Market watchers anticipated the conclusion of the majority of seasonal
maintenance at U.S. refineries would spur a third consecutive weekly drawdown
in commercial crude inventory. The run rate did increase for a fifth
consecutive week through March 22 at an 88.7% utilization rate, up 0.9% on the
week. The higher run rate increased crude inputs at U.S. refineries by 147,000
bpd to 15.932 million bpd, EIA data shows, a 10-week high. Yet crude imports
outpaced exports by 1.124 million bpd, prompting a 3.165 million bbl build in
commercial crude inventory to 448.207 million bbl, erasing more than 90% of the
stock drawdown experienced in the first half of March.

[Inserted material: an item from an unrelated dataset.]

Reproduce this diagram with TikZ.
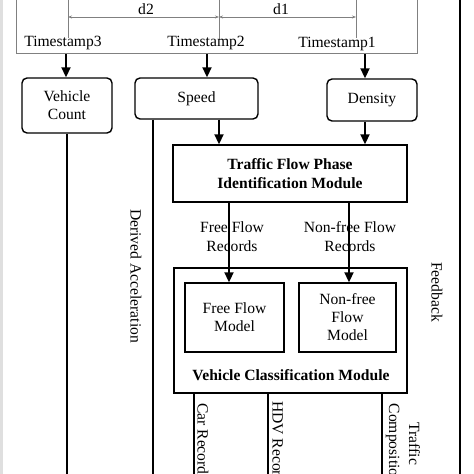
\documentclass[tikz,border=0pt]{standalone}
\usepackage{fontspec}
\setmainfont{Liberation Serif}
\usetikzlibrary{arrows.meta}
\begin{document}
\begin{tikzpicture}[x=1pt,y=-1pt,
  every node/.style={font=\fontsize{15.6}{18}\selectfont, inner sep=0pt},
  rbox/.style={draw, line width=1.4pt, rounded corners=5pt, align=center},
  sbox/.style={draw, line width=1.4pt, align=center},
  arr/.style={line width=1.9pt, -{Triangle[length=10pt,width=9pt]}},
  ln/.style={line width=1.9pt},
  gl/.style={draw=gray, line width=1pt},
  dim/.style={gray, line width=0.7pt, {Stealth[length=4pt,width=3pt]}-{Stealth[length=4pt,width=3pt]}},
  vlab/.style={rotate=-90}
]
\useasboundingbox (0,0) rectangle (474,474);
\clip (0,0) rectangle (474,474);
\fill[gray!25] (0,0) rectangle (2.5,474);

% top box
\node (tb) [gl, minimum width=401pt, minimum height=80pt, anchor=south west] at (16,54) {};
\coordinate (v3) at (68,-5);
\coordinate (v2) at (219,-5);
\coordinate (v1) at (356,-5);
\coordinate (v3e) at (68,38);
\coordinate (v2e) at (219,40);
\coordinate (v1e) at (356,38);
\draw[gray, line width=1pt] (v3) -- (v3e);
\draw[gray, line width=1pt] (v2) -- (v2e);
\draw[gray, line width=1pt] (v1) -- (v1e);
\draw[dim] (v3 |- 0,17) -- (v2 |- 0,17);
\draw[dim] (v2 |- 0,17) -- (v1 |- 0,17);
\node (d2) at (146,9) {d2};
\node (d1) at (281,9) {d1};
\node (t3) at (63,43) {Timestamp3};
\node (t2) at (206,43) {Timestamp2};
\node (t1) at (337,44) {Timestamp1};

% boxes
\node (vc) [rbox, minimum width=90pt, minimum height=55pt] at (67,105.5) {Vehicle\\Count};
\node (sp) [rbox, minimum width=123pt, minimum height=41pt] at (196.5,98.5) {Speed};
\node (de) [rbox, minimum width=90pt, minimum height=42pt] at (372,100) {Density};
\node (tf) [sbox, minimum width=234pt, minimum height=57pt, font=\fontsize{15.6}{19}\selectfont\bfseries] at (290,173.5) {Traffic Flow Phase\\Identification Module};
\node (vcm) [sbox, minimum width=233pt, minimum height=125pt] at (290.5,330.5) {};
\node (ffm) [sbox, minimum width=99pt, minimum height=69pt] at (234.5,317.5) {Free Flow\\Model};
\node (nfm) [sbox, minimum width=97pt, minimum height=69pt] at (347.5,317.5) {Non-free\\Flow\\Model};
\node (vcml) [font=\fontsize{15.6}{18}\selectfont\bfseries] at (291,375) {Vehicle Classification Module};

% arrows from top box
\coordinate (a3) at (66,0);
\coordinate (a2) at (207,0);
\coordinate (a1) at (365,0);
\draw[arr] (a3 |- tb.south) -- (a3 |- vc.north);
\draw[arr] (a2 |- tb.south) -- (a2 |- sp.north);
\draw[arr] (a1 |- tb.south) -- (a1 |- de.north);

% into TFPIM
\coordinate (s1) at (219,0);
\coordinate (s2) at (365,0);
\draw[arr] (s1 |- sp.south) -- (s1 |- tf.north);
\draw[arr] (s2 |- de.south) -- (s2 |- tf.north);

% out of TFPIM
\coordinate (f1) at (229,0);
\coordinate (f2) at (349,0);
\draw[arr] (f1 |- tf.south) -- (f1 |- ffm.north);
\draw[arr] (f2 |- tf.south) -- (f2 |- nfm.north);
\node (ffr) [align=center, font=\fontsize{15.6}{19}\selectfont] at (232,237) {Free Flow\\Records};
\node (nfr) [align=center, font=\fontsize{15.6}{19}\selectfont] at (350,237) {Non-free Flow\\Records};

% long lines
\coordinate (bot) at (0,480);
\coordinate (da) at (153,0);
\draw[ln] (vc.south) -- (vc.south |- bot);
\draw[ln] (da |- sp.south) -- (da |- bot);
\node (dal) [vlab] at (136,276) {Derived Acceleration};

\coordinate (o1) at (194,0);
\coordinate (o2) at (268,0);
\coordinate (o3) at (382,0);
\draw[ln] (o1 |- vcm.south) -- (o1 |- bot);
\draw[ln] (o2 |- vcm.south) -- (o2 |- bot);
\draw[ln] (o3 |- vcm.south) -- (o3 |- bot);
\node (carl) [vlab, anchor=west] at (203,403) {Car Records};
\node (hdvl) [vlab, anchor=west] at (278,401) {HDV Records};
\node (tcl) [vlab, align=center, font=\fontsize{15.6}{20}\selectfont] at (403,444) {Traffic\\Composition};

% feedback
\coordinate (fbt) at (460,-5);
\coordinate (fbb) at (460,480);
\draw[ln] (fbt) -- (fbb);
\node (fbl) [vlab] at (437,292) {Feedback};
\end{tikzpicture}
\end{document}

While greater refinery production was expected, gasoline stocks were seen to
have been drawn down for an eighth week through March 22. Instead, gasoline
inventory increased for the first time since late January, up 1.299 million bbl
to 232.072 million bbl. The weekly increase in gasoline supply came on a
combination of weak demand, higher imports, and lower exports.
EIA data shows gasoline supplied to the U.S. market fell 94,000 bpd or 1.1%
last week to an 8.715 million bpd four-week low, while down 329,000 bpd or 3.6%
from the first week of March when it reached a 2024 high of 9.044 million bpd.
The U.S. gasoline net import rate fell 273,000 bpd during the third week of
March, with gasoline exports at 786,000 bpd and imports at 522,000 bpd.
Distillate fuel data was supportive, with distillate supplied to the U.S.
market up 315,000 bpd to 4.028 million bpd -- the second highest weekly demand
rate in 2024, while inventory was drawn down 1.185 million bbl to 117.337
million bbl. Yet, weak manufacturing activity has cast a pale over sentiment
for the middle of the barrel.
At settlement, NYMEX May West Texas Intermediate futures settled down $0.27
at $81.35 bbl. ICE May Brent futures ended trade at $86.09 bbl, down $0.16
ahead of expiration Thursday afternoon, with the June contract settling the
session at a $0.68 discount to the expiring contract.
NYMEX April RBOB futures settled down $0.0159 at $2.6847 gallon, with the
May contract ending at a $0.0128 discount to the expiring contract. NYMEX April
ULSD futures settled $0.0232 lower at $2.5986 gallon ahead of contract
expiration Thursday afternoon, moving into a slight contango against May
futures which settled at $2.6025 gallon.
The overall affect the collapse of the 1.6-mile Francis Scott Key Bridge
early Tuesday, closing the Port of Baltimore, will have on fuel markets is
currently unclear. Supply is not seen as an issue with five pipeline spurs off
the Colonial Pipeline to Baltimore, nearby Curtis Bay, and the
Baltimore-Washington International Airport having a combined throughput
capacity of roughly 280,000 bpd. However, while the port is seen reopening as
soon as May, the bridge could take years to replace, diverting highway traffic
from a very busy commuter and commercial corridor. Commercial vehicles will be
forced to add mileage to their traditional routes for several months or longer,
increasing the demand for diesel fuel.